- [TASK BRIEF]
Copy the data that follows, character for character, minus the pictures.
━━━━━━
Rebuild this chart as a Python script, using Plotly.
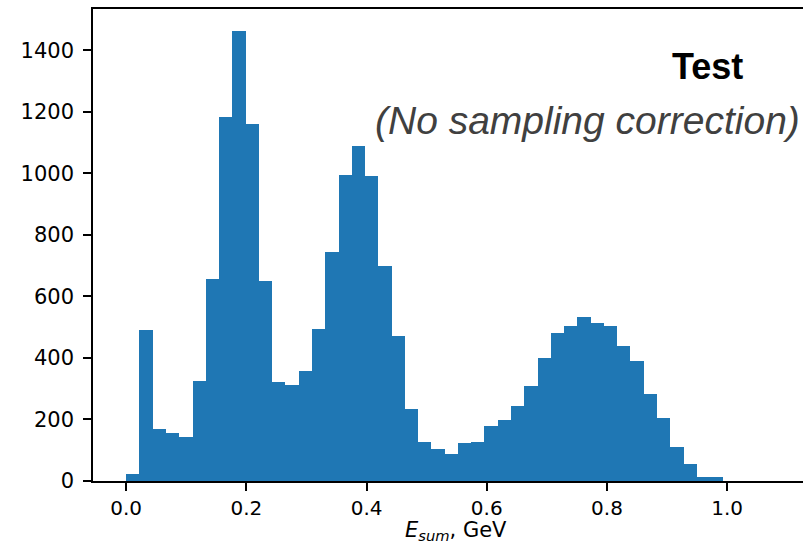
import numpy as np
import plotly.graph_objects as go

# Histogram of E_sum (GeV): 50 equal bins from 0 to 1.104
bin_lo = 0.0
bin_hi = 1.104
n_bins = 50
counts = [22, 490, 169, 156, 143, 325, 656, 1182, 1461, 1159,
          649, 321, 312, 357, 493, 743, 993, 1088, 990, 698,
          471, 234, 127, 104, 88, 123, 127, 179, 198, 243,
          308, 399, 480, 503, 532, 513, 503, 438, 390, 282,
          205, 110, 55, 13, 13, 0, 0, 0, 0, 0]

x_ticks = [0.0, 0.2, 0.4, 0.6, 0.8, 1.0]
x_tick_labels = ["0.0", "0.2", "0.4", "0.6", "0.8", "1.0"]
y_ticks = [0, 200, 400, 600, 800, 1000, 1200, 1400]
y_tick_labels = ["0", "200", "400", "600", "800", "1000", "1200", "1400"]

edges = np.linspace(bin_lo, bin_hi, n_bins + 1)
centers = (edges[:-1] + edges[1:]) / 2
widths = np.diff(edges)

W, H = 803, 545
ml, mr, mt, mb = 93, 0, 9, 64
plot_w = W - ml - mr
plot_h = H - mt - mb
px_per_unit = 601.0
margin_x = 0.05 * (bin_hi - bin_lo)
x_left = bin_lo - margin_x
x_right = x_left + plot_w / px_per_unit
y_top = max(counts) * 1.05

fig = go.Figure()
fig.add_trace(go.Bar(
    x=centers, y=counts, width=widths,
    marker=dict(color="#1f77b4", line=dict(width=0)),
    hoverinfo="x+y",
))

x_tick_font = dict(family="DejaVu Sans", size=20, color="black")
y_tick_font = dict(family="DejaVu Sans", size=21, color="black")

fig.update_layout(
    width=W, height=H,
    margin=dict(l=ml, r=mr, t=mt, b=mb, autoexpand=False),
    paper_bgcolor="white", plot_bgcolor="white",
    bargap=0, showlegend=False,
    xaxis=dict(
        range=[x_left, x_right],
        tickvals=x_ticks, ticktext=x_tick_labels,
        ticks="outside", ticklen=8, tickwidth=1.5, tickcolor="black",
        showline=True, linecolor="black", linewidth=1.5, mirror=True,
        showgrid=False, zeroline=False,
        tickfont=x_tick_font,
        automargin=False,
    ),
    yaxis=dict(
        range=[0, y_top],
        tickvals=y_ticks, ticktext=y_tick_labels,
        ticks="outside", ticklen=8, tickwidth=1.5, tickcolor="black",
        showline=True, linecolor="black", linewidth=1.5, mirror=False,
        showgrid=False, zeroline=False,
        tickfont=y_tick_font,
        ticklabelstandoff=5,
        automargin=False,
    ),
    annotations=[
        dict(text="<i>E</i><sub><i>sum</i></sub>, GeV", xref="paper", yref="paper",
             x=(456 - ml) / plot_w, y=-(516 - 481) / plot_h,
             xanchor="center", yanchor="top", showarrow=False,
             font=dict(family="DejaVu Sans", size=21, color="black")),
        dict(text="<b>Test</b>", xref="paper", yref="paper",
             x=(707 - ml) / plot_w, y=(481 - 66) / plot_h,
             xanchor="center", yanchor="middle", showarrow=False,
             font=dict(family="Liberation Sans, Arial", size=36, color="black")),
        dict(text="<i>(No sampling correction)</i>", xref="paper", yref="paper",
             x=(587 - ml) / plot_w, y=(481 - 120) / plot_h,
             xanchor="center", yanchor="middle", showarrow=False,
             font=dict(family="Liberation Sans, Arial", size=39, color="#404040")),
    ],
)

fig.write_html("out.html")
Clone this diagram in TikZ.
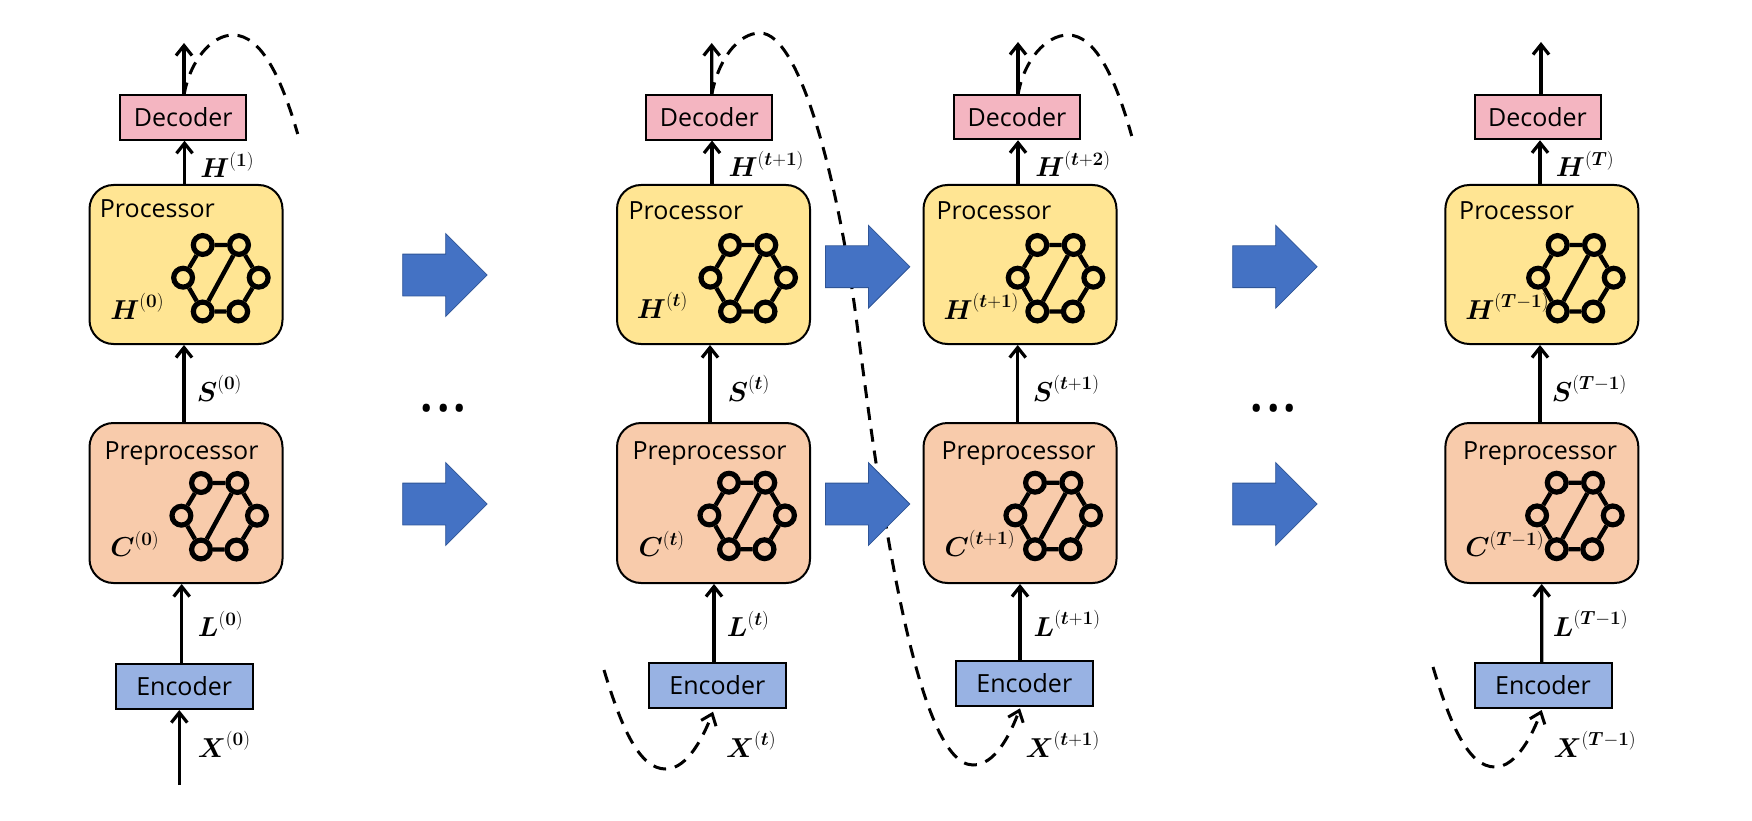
━━━━━━
- [WRITTEN ANSWER]
Rebuild this chart as a Python script, using Plotly.
import numpy as np
import plotly.graph_objects as go

# Histogram of E_sum (GeV): 50 equal bins from 0 to 1.104
bin_lo = 0.0
bin_hi = 1.104
n_bins = 50
counts = [22, 490, 169, 156, 143, 325, 656, 1182, 1461, 1159,
          649, 321, 312, 357, 493, 743, 993, 1088, 990, 698,
          471, 234, 127, 104, 88, 123, 127, 179, 198, 243,
          308, 399, 480, 503, 532, 513, 503, 438, 390, 282,
          205, 110, 55, 13, 13, 0, 0, 0, 0, 0]

x_ticks = [0.0, 0.2, 0.4, 0.6, 0.8, 1.0]
x_tick_labels = ["0.0", "0.2", "0.4", "0.6", "0.8", "1.0"]
y_ticks = [0, 200, 400, 600, 800, 1000, 1200, 1400]
y_tick_labels = ["0", "200", "400", "600", "800", "1000", "1200", "1400"]

edges = np.linspace(bin_lo, bin_hi, n_bins + 1)
centers = (edges[:-1] + edges[1:]) / 2
widths = np.diff(edges)

W, H = 803, 545
ml, mr, mt, mb = 93, 0, 9, 64
plot_w = W - ml - mr
plot_h = H - mt - mb
px_per_unit = 601.0
margin_x = 0.05 * (bin_hi - bin_lo)
x_left = bin_lo - margin_x
x_right = x_left + plot_w / px_per_unit
y_top = max(counts) * 1.05

fig = go.Figure()
fig.add_trace(go.Bar(
    x=centers, y=counts, width=widths,
    marker=dict(color="#1f77b4", line=dict(width=0)),
    hoverinfo="x+y",
))

x_tick_font = dict(family="DejaVu Sans", size=20, color="black")
y_tick_font = dict(family="DejaVu Sans", size=21, color="black")

fig.update_layout(
    width=W, height=H,
    margin=dict(l=ml, r=mr, t=mt, b=mb, autoexpand=False),
    paper_bgcolor="white", plot_bgcolor="white",
    bargap=0, showlegend=False,
    xaxis=dict(
        range=[x_left, x_right],
        tickvals=x_ticks, ticktext=x_tick_labels,
        ticks="outside", ticklen=8, tickwidth=1.5, tickcolor="black",
        showline=True, linecolor="black", linewidth=1.5, mirror=True,
        showgrid=False, zeroline=False,
        tickfont=x_tick_font,
        automargin=False,
    ),
    yaxis=dict(
        range=[0, y_top],
        tickvals=y_ticks, ticktext=y_tick_labels,
        ticks="outside", ticklen=8, tickwidth=1.5, tickcolor="black",
        showline=True, linecolor="black", linewidth=1.5, mirror=False,
        showgrid=False, zeroline=False,
        tickfont=y_tick_font,
        ticklabelstandoff=5,
        automargin=False,
    ),
    annotations=[
        dict(text="<i>E</i><sub><i>sum</i></sub>, GeV", xref="paper", yref="paper",
             x=(456 - ml) / plot_w, y=-(516 - 481) / plot_h,
             xanchor="center", yanchor="top", showarrow=False,
             font=dict(family="DejaVu Sans", size=21, color="black")),
        dict(text="<b>Test</b>", xref="paper", yref="paper",
             x=(707 - ml) / plot_w, y=(481 - 66) / plot_h,
             xanchor="center", yanchor="middle", showarrow=False,
             font=dict(family="Liberation Sans, Arial", size=36, color="black")),
        dict(text="<i>(No sampling correction)</i>", xref="paper", yref="paper",
             x=(587 - ml) / plot_w, y=(481 - 120) / plot_h,
             xanchor="center", yanchor="middle", showarrow=False,
             font=dict(family="Liberation Sans, Arial", size=39, color="#404040")),
    ],
)

fig.write_html("out.html")
Clone this diagram in TikZ.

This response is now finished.